Part of a data file:
----

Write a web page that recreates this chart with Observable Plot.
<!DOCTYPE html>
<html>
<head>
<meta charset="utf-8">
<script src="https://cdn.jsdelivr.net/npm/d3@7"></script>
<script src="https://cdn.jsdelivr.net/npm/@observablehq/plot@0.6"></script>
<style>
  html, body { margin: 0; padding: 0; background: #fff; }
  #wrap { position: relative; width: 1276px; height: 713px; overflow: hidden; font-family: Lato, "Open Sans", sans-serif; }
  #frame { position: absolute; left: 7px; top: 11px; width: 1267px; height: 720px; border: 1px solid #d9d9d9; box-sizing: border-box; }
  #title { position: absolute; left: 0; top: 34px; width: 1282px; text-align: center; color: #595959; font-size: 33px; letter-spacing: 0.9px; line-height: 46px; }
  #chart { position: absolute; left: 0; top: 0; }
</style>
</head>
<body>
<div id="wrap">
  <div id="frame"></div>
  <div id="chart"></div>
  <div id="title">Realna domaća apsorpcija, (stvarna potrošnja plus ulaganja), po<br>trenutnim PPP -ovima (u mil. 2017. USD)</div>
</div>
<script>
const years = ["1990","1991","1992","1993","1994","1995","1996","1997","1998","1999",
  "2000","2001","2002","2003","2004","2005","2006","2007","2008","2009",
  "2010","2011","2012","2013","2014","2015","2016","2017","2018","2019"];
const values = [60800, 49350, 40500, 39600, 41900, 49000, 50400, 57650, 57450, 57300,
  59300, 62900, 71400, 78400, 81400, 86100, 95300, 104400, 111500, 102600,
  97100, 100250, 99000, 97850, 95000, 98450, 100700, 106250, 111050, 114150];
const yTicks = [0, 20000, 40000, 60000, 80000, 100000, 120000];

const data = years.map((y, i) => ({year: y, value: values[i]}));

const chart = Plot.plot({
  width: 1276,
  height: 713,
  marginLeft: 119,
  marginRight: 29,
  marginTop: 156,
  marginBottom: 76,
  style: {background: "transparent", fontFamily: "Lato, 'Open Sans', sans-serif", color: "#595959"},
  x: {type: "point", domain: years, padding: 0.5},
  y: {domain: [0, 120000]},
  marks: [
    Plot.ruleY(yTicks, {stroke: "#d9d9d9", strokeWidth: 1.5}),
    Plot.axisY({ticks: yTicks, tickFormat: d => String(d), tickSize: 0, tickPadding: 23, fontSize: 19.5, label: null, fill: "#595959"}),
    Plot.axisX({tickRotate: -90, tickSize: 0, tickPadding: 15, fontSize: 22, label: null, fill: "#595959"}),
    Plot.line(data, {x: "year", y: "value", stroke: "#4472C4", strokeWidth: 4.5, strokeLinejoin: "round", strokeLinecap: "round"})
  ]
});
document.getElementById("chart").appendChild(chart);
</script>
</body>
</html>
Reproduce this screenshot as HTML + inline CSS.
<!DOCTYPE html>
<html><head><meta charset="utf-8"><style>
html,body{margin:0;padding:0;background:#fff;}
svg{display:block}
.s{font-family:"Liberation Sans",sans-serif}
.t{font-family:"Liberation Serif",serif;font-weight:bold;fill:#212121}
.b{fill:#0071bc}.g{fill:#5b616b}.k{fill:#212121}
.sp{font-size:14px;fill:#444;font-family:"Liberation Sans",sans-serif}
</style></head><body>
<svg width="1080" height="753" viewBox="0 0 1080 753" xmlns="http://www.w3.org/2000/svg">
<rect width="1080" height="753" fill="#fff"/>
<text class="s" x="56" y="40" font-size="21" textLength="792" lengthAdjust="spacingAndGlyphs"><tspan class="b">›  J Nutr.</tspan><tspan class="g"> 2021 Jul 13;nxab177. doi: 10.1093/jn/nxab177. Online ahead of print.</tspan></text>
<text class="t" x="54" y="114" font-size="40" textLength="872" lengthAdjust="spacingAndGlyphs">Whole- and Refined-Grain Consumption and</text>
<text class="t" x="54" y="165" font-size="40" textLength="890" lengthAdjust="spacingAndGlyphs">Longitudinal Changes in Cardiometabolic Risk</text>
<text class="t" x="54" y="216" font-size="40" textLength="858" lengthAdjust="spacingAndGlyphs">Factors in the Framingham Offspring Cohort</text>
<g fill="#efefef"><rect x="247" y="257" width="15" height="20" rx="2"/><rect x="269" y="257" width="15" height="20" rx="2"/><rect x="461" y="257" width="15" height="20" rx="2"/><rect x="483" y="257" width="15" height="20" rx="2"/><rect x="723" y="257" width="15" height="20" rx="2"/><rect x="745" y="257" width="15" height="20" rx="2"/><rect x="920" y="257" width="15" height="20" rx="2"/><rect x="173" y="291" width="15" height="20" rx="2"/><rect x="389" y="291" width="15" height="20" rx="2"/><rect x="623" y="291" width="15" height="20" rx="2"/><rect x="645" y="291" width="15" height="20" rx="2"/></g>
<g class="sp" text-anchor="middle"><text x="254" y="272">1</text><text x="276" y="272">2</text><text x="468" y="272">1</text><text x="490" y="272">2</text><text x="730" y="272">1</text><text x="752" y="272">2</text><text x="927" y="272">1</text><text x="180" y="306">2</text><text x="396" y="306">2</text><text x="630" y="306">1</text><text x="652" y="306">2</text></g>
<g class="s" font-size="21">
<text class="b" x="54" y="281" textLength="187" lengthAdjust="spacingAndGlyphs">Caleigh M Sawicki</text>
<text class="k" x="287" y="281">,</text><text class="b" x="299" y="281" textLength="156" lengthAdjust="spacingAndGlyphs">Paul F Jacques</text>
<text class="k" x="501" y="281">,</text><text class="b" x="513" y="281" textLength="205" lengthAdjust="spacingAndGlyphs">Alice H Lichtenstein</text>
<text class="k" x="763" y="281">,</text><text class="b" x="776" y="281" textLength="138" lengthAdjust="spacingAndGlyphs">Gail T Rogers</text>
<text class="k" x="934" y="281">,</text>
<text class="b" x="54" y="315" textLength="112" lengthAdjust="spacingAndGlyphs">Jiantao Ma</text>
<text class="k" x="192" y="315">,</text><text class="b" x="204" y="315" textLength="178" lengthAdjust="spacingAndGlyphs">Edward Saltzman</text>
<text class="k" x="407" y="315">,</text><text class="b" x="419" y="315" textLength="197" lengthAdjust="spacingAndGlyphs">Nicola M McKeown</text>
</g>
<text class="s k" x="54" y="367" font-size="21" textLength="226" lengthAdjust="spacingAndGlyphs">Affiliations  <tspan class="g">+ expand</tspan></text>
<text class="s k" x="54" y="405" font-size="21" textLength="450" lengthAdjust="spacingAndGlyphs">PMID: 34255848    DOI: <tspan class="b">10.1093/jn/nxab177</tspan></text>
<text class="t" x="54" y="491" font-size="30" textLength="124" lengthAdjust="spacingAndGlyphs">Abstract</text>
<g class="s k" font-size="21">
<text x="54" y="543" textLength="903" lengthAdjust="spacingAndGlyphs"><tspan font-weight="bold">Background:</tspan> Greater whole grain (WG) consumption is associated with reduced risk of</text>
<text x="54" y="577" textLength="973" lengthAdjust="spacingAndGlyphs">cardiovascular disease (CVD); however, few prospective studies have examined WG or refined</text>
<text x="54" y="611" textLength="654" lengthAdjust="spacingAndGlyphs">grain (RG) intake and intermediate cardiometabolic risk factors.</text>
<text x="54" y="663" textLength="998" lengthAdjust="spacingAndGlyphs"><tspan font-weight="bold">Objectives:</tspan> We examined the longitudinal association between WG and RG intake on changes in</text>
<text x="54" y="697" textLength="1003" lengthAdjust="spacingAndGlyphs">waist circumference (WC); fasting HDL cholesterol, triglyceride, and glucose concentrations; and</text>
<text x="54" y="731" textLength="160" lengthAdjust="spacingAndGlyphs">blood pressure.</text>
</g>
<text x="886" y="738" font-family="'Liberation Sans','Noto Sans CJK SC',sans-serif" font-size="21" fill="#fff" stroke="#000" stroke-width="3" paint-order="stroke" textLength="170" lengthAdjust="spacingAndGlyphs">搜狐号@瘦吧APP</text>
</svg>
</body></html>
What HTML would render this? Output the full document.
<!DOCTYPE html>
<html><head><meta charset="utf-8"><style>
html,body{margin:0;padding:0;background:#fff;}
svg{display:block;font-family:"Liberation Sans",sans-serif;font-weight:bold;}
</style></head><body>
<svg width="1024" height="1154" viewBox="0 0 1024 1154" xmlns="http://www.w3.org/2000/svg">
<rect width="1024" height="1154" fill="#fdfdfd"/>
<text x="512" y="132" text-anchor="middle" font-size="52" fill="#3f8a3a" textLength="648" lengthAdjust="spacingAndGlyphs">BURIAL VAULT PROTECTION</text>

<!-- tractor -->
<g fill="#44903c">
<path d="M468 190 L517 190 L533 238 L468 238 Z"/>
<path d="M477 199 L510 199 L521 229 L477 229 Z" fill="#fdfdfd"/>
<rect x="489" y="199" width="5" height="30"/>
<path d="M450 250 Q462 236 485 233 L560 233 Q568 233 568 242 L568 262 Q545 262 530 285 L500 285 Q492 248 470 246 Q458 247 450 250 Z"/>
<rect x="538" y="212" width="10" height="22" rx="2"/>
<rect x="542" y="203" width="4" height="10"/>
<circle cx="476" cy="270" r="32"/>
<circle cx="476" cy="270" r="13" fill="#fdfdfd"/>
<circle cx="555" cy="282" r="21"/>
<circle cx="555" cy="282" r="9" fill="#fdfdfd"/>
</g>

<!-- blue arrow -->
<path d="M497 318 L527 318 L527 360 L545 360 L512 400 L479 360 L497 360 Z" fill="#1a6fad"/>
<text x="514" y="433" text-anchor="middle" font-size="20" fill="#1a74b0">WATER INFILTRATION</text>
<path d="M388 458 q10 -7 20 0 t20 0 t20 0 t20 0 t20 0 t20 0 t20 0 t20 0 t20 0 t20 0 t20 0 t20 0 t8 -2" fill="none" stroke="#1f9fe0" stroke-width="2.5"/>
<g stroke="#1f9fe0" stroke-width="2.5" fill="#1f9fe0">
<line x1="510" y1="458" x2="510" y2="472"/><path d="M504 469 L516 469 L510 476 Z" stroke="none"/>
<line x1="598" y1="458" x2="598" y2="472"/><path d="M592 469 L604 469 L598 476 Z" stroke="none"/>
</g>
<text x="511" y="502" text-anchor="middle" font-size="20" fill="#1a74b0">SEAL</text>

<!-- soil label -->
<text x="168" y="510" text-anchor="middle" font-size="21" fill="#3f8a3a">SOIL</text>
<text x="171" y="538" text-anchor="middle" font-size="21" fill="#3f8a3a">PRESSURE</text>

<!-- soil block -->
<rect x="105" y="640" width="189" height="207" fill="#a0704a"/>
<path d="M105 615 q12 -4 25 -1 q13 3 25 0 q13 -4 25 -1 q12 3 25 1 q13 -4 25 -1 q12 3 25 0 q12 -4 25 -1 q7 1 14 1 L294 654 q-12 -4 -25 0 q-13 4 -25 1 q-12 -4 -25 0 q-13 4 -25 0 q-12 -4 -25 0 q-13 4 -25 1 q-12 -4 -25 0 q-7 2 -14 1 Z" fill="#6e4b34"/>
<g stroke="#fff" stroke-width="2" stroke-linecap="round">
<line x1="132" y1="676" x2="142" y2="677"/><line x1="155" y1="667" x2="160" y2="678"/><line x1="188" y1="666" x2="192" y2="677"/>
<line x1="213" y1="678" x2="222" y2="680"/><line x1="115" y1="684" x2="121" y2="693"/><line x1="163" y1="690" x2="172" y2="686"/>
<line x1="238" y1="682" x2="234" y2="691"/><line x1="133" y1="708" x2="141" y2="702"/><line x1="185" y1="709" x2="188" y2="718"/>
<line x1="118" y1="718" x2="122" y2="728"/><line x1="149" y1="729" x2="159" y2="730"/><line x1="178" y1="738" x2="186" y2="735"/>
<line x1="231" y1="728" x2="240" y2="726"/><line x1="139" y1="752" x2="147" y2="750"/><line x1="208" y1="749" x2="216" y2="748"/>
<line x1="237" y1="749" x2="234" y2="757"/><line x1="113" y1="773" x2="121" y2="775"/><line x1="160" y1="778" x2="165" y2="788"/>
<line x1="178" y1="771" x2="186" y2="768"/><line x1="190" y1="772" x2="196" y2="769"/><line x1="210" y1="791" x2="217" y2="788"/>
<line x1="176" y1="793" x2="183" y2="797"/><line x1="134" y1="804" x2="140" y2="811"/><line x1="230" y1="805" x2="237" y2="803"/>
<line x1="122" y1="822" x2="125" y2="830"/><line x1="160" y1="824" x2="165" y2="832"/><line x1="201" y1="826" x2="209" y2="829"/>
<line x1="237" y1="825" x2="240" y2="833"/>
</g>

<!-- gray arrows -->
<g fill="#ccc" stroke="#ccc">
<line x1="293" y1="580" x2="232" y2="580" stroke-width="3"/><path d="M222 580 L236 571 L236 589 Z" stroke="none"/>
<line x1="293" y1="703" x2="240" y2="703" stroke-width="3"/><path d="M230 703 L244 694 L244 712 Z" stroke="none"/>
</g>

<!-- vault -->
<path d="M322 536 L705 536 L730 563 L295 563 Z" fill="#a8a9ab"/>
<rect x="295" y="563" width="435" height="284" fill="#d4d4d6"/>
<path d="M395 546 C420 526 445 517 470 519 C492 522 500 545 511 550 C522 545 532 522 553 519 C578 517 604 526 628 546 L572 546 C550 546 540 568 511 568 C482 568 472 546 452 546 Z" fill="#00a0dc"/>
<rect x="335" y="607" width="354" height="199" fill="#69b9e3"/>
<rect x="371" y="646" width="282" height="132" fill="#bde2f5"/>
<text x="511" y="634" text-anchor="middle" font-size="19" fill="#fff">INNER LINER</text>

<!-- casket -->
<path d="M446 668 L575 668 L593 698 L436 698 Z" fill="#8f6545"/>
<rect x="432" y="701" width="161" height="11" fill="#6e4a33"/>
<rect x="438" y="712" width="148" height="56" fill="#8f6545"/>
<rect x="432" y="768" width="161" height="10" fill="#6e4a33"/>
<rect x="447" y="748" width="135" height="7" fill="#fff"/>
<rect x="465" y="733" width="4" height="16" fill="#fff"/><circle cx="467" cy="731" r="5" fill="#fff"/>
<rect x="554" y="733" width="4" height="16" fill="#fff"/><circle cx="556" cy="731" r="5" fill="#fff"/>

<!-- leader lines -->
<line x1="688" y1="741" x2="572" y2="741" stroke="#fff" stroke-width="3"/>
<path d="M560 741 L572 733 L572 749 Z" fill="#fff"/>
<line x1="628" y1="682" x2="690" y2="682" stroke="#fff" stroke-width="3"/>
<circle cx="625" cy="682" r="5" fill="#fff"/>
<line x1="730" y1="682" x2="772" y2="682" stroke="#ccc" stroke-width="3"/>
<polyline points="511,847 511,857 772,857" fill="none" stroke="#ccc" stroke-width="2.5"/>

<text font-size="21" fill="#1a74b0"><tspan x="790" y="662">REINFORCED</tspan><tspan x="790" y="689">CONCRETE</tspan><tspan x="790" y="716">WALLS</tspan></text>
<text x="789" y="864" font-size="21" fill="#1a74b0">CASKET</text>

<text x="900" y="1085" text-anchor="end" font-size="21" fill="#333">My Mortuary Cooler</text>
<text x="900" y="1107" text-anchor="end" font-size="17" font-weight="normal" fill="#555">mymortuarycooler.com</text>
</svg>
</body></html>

----

■ **PROBLEM DESCRIPTION**
Copy the lines from the start of the data verbatim, stopping after the line containing "const data = years.map((y, i)".

■ **FULL ANSWER**
Write a web page that recreates this chart with Observable Plot.
<!DOCTYPE html>
<html>
<head>
<meta charset="utf-8">
<script src="https://cdn.jsdelivr.net/npm/d3@7"></script>
<script src="https://cdn.jsdelivr.net/npm/@observablehq/plot@0.6"></script>
<style>
  html, body { margin: 0; padding: 0; background: #fff; }
  #wrap { position: relative; width: 1276px; height: 713px; overflow: hidden; font-family: Lato, "Open Sans", sans-serif; }
  #frame { position: absolute; left: 7px; top: 11px; width: 1267px; height: 720px; border: 1px solid #d9d9d9; box-sizing: border-box; }
  #title { position: absolute; left: 0; top: 34px; width: 1282px; text-align: center; color: #595959; font-size: 33px; letter-spacing: 0.9px; line-height: 46px; }
  #chart { position: absolute; left: 0; top: 0; }
</style>
</head>
<body>
<div id="wrap">
  <div id="frame"></div>
  <div id="chart"></div>
  <div id="title">Realna domaća apsorpcija, (stvarna potrošnja plus ulaganja), po<br>trenutnim PPP -ovima (u mil. 2017. USD)</div>
</div>
<script>
const years = ["1990","1991","1992","1993","1994","1995","1996","1997","1998","1999",
  "2000","2001","2002","2003","2004","2005","2006","2007","2008","2009",
  "2010","2011","2012","2013","2014","2015","2016","2017","2018","2019"];
const values = [60800, 49350, 40500, 39600, 41900, 49000, 50400, 57650, 57450, 57300,
  59300, 62900, 71400, 78400, 81400, 86100, 95300, 104400, 111500, 102600,
  97100, 100250, 99000, 97850, 95000, 98450, 100700, 106250, 111050, 114150];
const yTicks = [0, 20000, 40000, 60000, 80000, 100000, 120000];

const data = years.map((y, i) => ({year: y, value: values[i]}));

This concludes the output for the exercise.